I did a lot of searching to find a solution to this problem and no where did I find the complete solution.  After piecing it all together and doing some experimentation, I finally hit on the secret sauce.  The only mention of this problem, that I could find on MSDN was here and mentions only that .Net versioning practices should be employed.  So, being the bright guy that I am, I proceeded to generate a key pair (using SN.EXE), marked my project containing the flows as being strong named and associated it with my key pair for signing.  The objective, here, is to be able to keep all versions of your flow around.  So, I GAC version 1 and also version 2.  The workflow engine is smart enough to discern which version the instance should be loaded back in to.  I understand this approach and it seemed to me it would work, but it didn't.

If you're using persistence and not using a timer, you must be firing events into your flow to get it to continue after it's been persisted.  To do this, you need to use the External Data Exchange service.  You define an interface that contains the events that can be fired into the flow - and another for events the flow can fire out to your host.  You then create classes that implement the two interfaces ad register them for use.  In my implementation, I had events going both ways.  After deploying both versions of my flows, I tried to fire an event to an existing instance.  This produced an exception stating that the event could not be delivered because the queue had not yet been created.  WHAT???

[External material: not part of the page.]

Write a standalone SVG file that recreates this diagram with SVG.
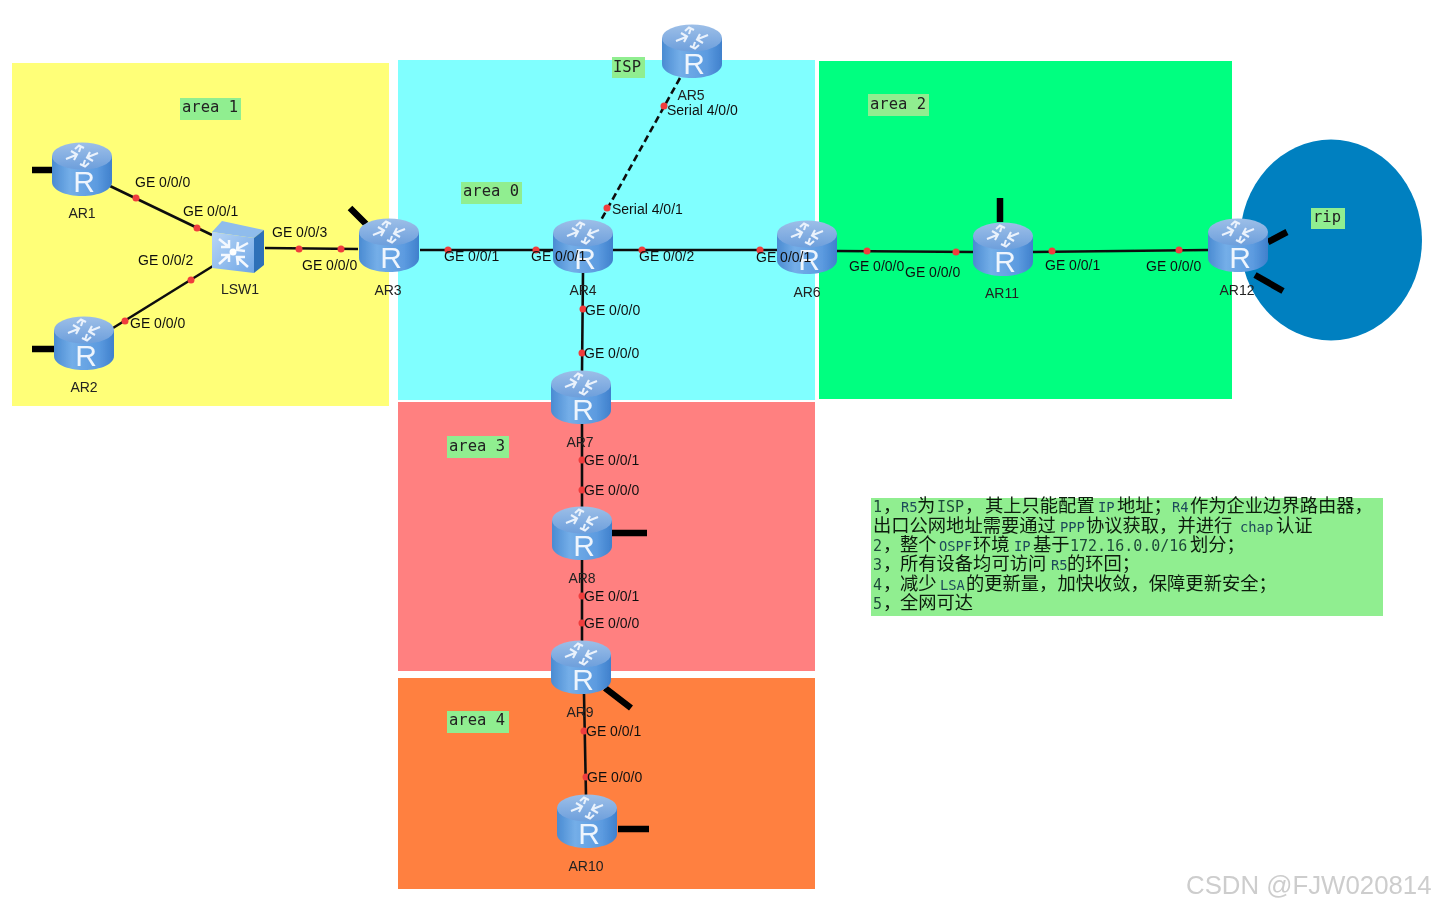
<svg xmlns="http://www.w3.org/2000/svg" width="1438" height="910" viewBox="0 0 1438 910">
<style>
.lbl{font:14px "Liberation Sans",Arial,sans-serif;fill:#111}
.name{font:14px "Liberation Sans",Arial,sans-serif;fill:#222;text-anchor:middle}
.mono{font:15.5px "DejaVu Sans Mono","Liberation Mono",monospace;fill:#222}
.tag{fill:#90ee90}
.link{stroke:#111;stroke-width:2.6;fill:none}
.dash{stroke-dasharray:7 4}
.stub{stroke:#000;stroke-width:6.5;fill:none}
.dot{fill:#f03c3c}
.note{font:18.3px "Noto Sans CJK SC","Liberation Sans",sans-serif;fill:#0c1a0c}
.note .m{font:15px "DejaVu Sans Mono","Liberation Mono",monospace;fill:#1e4a3a}
.note .s{font:13.8px "DejaVu Sans Mono","Liberation Mono",monospace;fill:#1e4a5a}
</style>
<defs>
<filter id="soft" x="0" y="0" width="100%" height="100%"><feGaussianBlur stdDeviation="0.5"/></filter>
<linearGradient id="body" x1="0" x2="1" y1="0" y2="0">
<stop offset="0" stop-color="#4a8bd2"/><stop offset=".3" stop-color="#74aee8"/><stop offset=".75" stop-color="#5c9be0"/><stop offset="1" stop-color="#3f80cc"/>
</linearGradient>
<linearGradient id="top" x1="0" x2="0" y1="0" y2="1">
<stop offset="0" stop-color="#9dbfe8"/><stop offset="1" stop-color="#6d9fdc"/>
</linearGradient>
<linearGradient id="sw" x1="0" x2="1" y1="0" y2="1">
<stop offset="0" stop-color="#b9d6f6"/><stop offset="1" stop-color="#6fa6e6"/>
</linearGradient>
<g id="router">
<path d="M-30-13V13C-30 21-17 27 0 27S30 21 30 13V-13Z" fill="url(#body)"/>
<ellipse cx="0" cy="-13" rx="30" ry="13.500" fill="url(#top)"/>
<g stroke="#eaf2fc" stroke-width="2.100" fill="none">
<path d="M-16-10L-6-14M-11-18L-5-14.500-8-9"/>
<path d="M16-16L6-12M11-8L5-11.500 8-17"/>
<path d="M-1-23L-3-17M-7-20L-3-23.500 2-21"/>
<path d="M1-3L3-9M7-6L3-2.500-2-5"/>
</g>
<text x="2" y="23" font-family="Liberation Sans,Arial,sans-serif" font-size="30" fill="#eef5fd" text-anchor="middle">R</text>
</g>
</defs>
<g filter="url(#soft)">
<rect width="1438" height="910" fill="#fff"/>
<g id="areas">
<rect x="12" y="63" width="377" height="343" fill="#ffff78"/>
<rect x="398" y="60" width="417" height="340" fill="#80ffff"/>
<rect x="819" y="61" width="413" height="338" fill="#00ff80"/>
<rect x="398" y="402" width="417" height="269" fill="#ff8080"/>
<rect x="398" y="678" width="417" height="211" fill="#ff8040"/>
<ellipse cx="1331" cy="240" rx="91" ry="100.500" fill="#0080c0"/>
</g>
<g id="tags">
<g id="tag-area1"><rect class="tag" x="180" y="98" width="61" height="22"/><text class="mono" x="182" y="112">area 1</text></g>
<g id="tag-area0"><rect class="tag" x="461" y="182" width="61" height="22"/><text class="mono" x="463" y="196">area 0</text></g>
<g id="tag-area2"><rect class="tag" x="868" y="94" width="61" height="22"/><text class="mono" x="870" y="109">area 2</text></g>
<g id="tag-area3"><rect class="tag" x="447" y="436" width="62" height="22"/><text class="mono" x="449" y="451">area 3</text></g>
<g id="tag-area4"><rect class="tag" x="447" y="711" width="62" height="22"/><text class="mono" x="449" y="725">area 4</text></g>
<g id="tag-isp"><rect class="tag" x="612" y="57" width="33" height="21"/><text class="mono" x="613" y="72">ISP</text></g>
<g id="tag-rip"><rect class="tag" x="1311" y="208" width="34" height="21"/><text class="mono" x="1313" y="222">rip</text></g>
</g>
<g id="connectors">
<path class="link" d="M110 186L212 235M113 328L213 266M265 248L358 249M420 250H555M612 250H778M837 251L975 252M1032 252L1208 250M583 272L582 372M582 424V508M582 560V642M584 694L586 796"/>
<path class="link dash" d="M680 78L600 222"/>
<path class="stub" d="M32 170H52M32 349H54M350 208L366 224M612 533H647M605 688L631 708M618 829H649M1000 198V222M1268 242L1287 232M1255 275L1283 291"/>
<g>
<circle class="dot" cx="136" cy="198" r="3.500"/><circle class="dot" cx="197" cy="228" r="3.500"/><circle class="dot" cx="125" cy="321" r="3.500"/><circle class="dot" cx="191" cy="280" r="3.500"/><circle class="dot" cx="299" cy="249" r="3.500"/><circle class="dot" cx="341" cy="249" r="3.500"/><circle class="dot" cx="448" cy="250" r="3.500"/><circle class="dot" cx="536" cy="250" r="3.500"/><circle class="dot" cx="642" cy="250" r="3.500"/><circle class="dot" cx="760" cy="250" r="3.500"/><circle class="dot" cx="867" cy="251" r="3.500"/><circle class="dot" cx="956" cy="252" r="3.500"/><circle class="dot" cx="1052" cy="251" r="3.500"/><circle class="dot" cx="1179" cy="250" r="3.500"/><circle class="dot" cx="664" cy="106" r="3.500"/><circle class="dot" cx="607" cy="208" r="3.500"/><circle class="dot" cx="583" cy="309" r="3.500"/><circle class="dot" cx="582" cy="353" r="3.500"/><circle class="dot" cx="582" cy="460" r="3.500"/><circle class="dot" cx="582" cy="490" r="3.500"/><circle class="dot" cx="582" cy="596" r="3.500"/><circle class="dot" cx="582" cy="623" r="3.500"/><circle class="dot" cx="584" cy="731" r="3.500"/><circle class="dot" cx="586" cy="777" r="3.500"/>
</g>
</g>
<g id="AR1"><use href="#router" x="82" y="169"/><text class="name" x="82" y="218">AR1</text></g>
<g id="AR2"><use href="#router" x="84" y="343"/><text class="name" x="84" y="392">AR2</text></g>
<g id="LSW1">
<path d="M212 232L222 221 264 230 254 238Z" fill="#8fbcec"/>
<path d="M254 238L264 230V265L254 273Z" fill="#2f6fb8"/>
<path d="M212 232L254 238V273L212 268Z" fill="url(#sw)"/>
<g stroke="#f4f8fe" stroke-width="2.500" fill="none">
<path d="M219 239L229 247M221 247H229V240"/>
<path d="M248 243L237 249M238 242L237 250 245 251"/>
<path d="M219 264L229 255M221 255H229V262"/>
<path d="M248 267L237 257M238 265L237 257 245 257"/>
</g>
<circle cx="233" cy="252" r="3.500" fill="#fff"/>
<text class="name" x="240" y="294">LSW1</text>
</g>
<g id="AR3"><use href="#router" x="389" y="245"/><text class="name" x="388" y="295">AR3</text></g>
<g id="AR4"><use href="#router" x="583" y="246"/><text class="name" x="583" y="295">AR4</text></g>
<g id="AR5"><use href="#router" x="692" y="51"/><text class="name" x="691" y="100">AR5</text></g>
<g id="AR6"><use href="#router" x="807" y="247"/><text class="name" x="807" y="297">AR6</text></g>
<g id="AR11"><use href="#router" x="1003" y="249"/><text class="name" x="1002" y="298">AR11</text></g>
<g id="AR12"><use href="#router" x="1238" y="245"/><text class="name" x="1237" y="295">AR12</text></g>
<g id="AR7"><use href="#router" x="581" y="397"/><text class="name" x="580" y="447">AR7</text></g>
<g id="AR8"><use href="#router" x="582" y="533"/><text class="name" x="582" y="583">AR8</text></g>
<g id="AR9"><use href="#router" x="581" y="667"/><text class="name" x="580" y="717">AR9</text></g>
<g id="AR10"><use href="#router" x="587" y="821"/><text class="name" x="586" y="871">AR10</text></g>
<g id="labels">
<text class="lbl" x="135" y="187">GE 0/0/0</text>
<text class="lbl" x="183" y="216">GE 0/0/1</text>
<text class="lbl" x="138" y="265">GE 0/0/2</text>
<text class="lbl" x="130" y="328">GE 0/0/0</text>
<text class="lbl" x="272" y="237">GE 0/0/3</text>
<text class="lbl" x="302" y="270">GE 0/0/0</text>
<text class="lbl" x="444" y="261">GE 0/0/1</text>
<text class="lbl" x="531" y="261">GE 0/0/1</text>
<text class="lbl" x="639" y="261">GE 0/0/2</text>
<text class="lbl" x="756" y="262">GE 0/0/1</text>
<text class="lbl" x="849" y="271">GE 0/0/0</text>
<text class="lbl" x="905" y="277">GE 0/0/0</text>
<text class="lbl" x="1045" y="270">GE 0/0/1</text>
<text class="lbl" x="1146" y="271">GE 0/0/0</text>
<text class="lbl" x="667" y="115">Serial 4/0/0</text>
<text class="lbl" x="612" y="214">Serial 4/0/1</text>
<text class="lbl" x="585" y="315">GE 0/0/0</text>
<text class="lbl" x="584" y="358">GE 0/0/0</text>
<text class="lbl" x="584" y="465">GE 0/0/1</text>
<text class="lbl" x="584" y="495">GE 0/0/0</text>
<text class="lbl" x="584" y="601">GE 0/0/1</text>
<text class="lbl" x="584" y="628">GE 0/0/0</text>
<text class="lbl" x="586" y="736">GE 0/0/1</text>
<text class="lbl" x="587" y="782">GE 0/0/0</text>
</g>
<g id="note">
<rect x="871" y="498" width="512" height="118" fill="#90ee90"/>
<text class="note" y="512"><tspan class="m" x="873">1</tspan><tspan x="883">，</tspan><tspan class="s" x="901">R5</tspan><tspan x="917">为</tspan><tspan class="m" x="937">ISP</tspan><tspan x="965">，</tspan><tspan x="985">其上只能配置</tspan><tspan class="s" x="1098">IP</tspan><tspan x="1117">地址；</tspan><tspan class="s" x="1172">R4</tspan><tspan x="1190">作为企业边界路由器，</tspan></text>
<text class="note" y="532"><tspan x="873">出口公网地址需要通过</tspan><tspan class="s" x="1060">PPP</tspan><tspan x="1086">协议获取，并进行</tspan><tspan class="s" x="1240">chap</tspan><tspan x="1276">认证</tspan></text>
<text class="note" y="551"><tspan class="m" x="873">2</tspan><tspan x="883">，</tspan><tspan x="900">整个</tspan><tspan class="s" x="939">OSPF</tspan><tspan x="973">环境</tspan><tspan class="s" x="1014">IP</tspan><tspan x="1033">基于</tspan><tspan class="m" x="1070">172.16.0.0/16</tspan><tspan x="1190">划分；</tspan></text>
<text class="note" y="570"><tspan class="m" x="873">3</tspan><tspan x="883">，</tspan><tspan x="900">所有设备均可访问</tspan><tspan class="s" x="1051">R5</tspan><tspan x="1067">的环回；</tspan></text>
<text class="note" y="590"><tspan class="m" x="873">4</tspan><tspan x="883">，</tspan><tspan x="900">减少</tspan><tspan class="s" x="940">LSA</tspan><tspan x="966">的更新量，加快收敛，保障更新安全；</tspan></text>
<text class="note" y="609"><tspan class="m" x="873">5</tspan><tspan x="883">，</tspan><tspan x="900">全网可达</tspan></text>
</g>
<text id="watermark" x="1186" y="894" font-family="Liberation Sans,Arial,sans-serif" font-size="25.800" fill="#cdcdcd">CSDN @FJW020814</text>
</g>
</svg>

The problem here was how I had my classes grouped into projects.  I had my flows and External Data Exchange interfaces defined in the same project which meant that I could not version my flows apart from the interface.  While I have not found documentation to back it up, my suspicion is that regardless of what versioning tactic you use, a new version of the interfaces will not be tolerated.  The only solution to this is to move the interfaces and the code that implements them into a separate project and never touch the version number for it.  After rearranging my classes and projects, I was able to start instances, allow them to persist, deploy an addition version of my flows and continue the previous instances.

The bottom line for me was that I had to make such deep changes to my workflow code, that some of the existing instances had to be thrown away as unusable.  The moral, here, is to make sure you have a correct versioning strategy in place from the get-go or risk losing data later on.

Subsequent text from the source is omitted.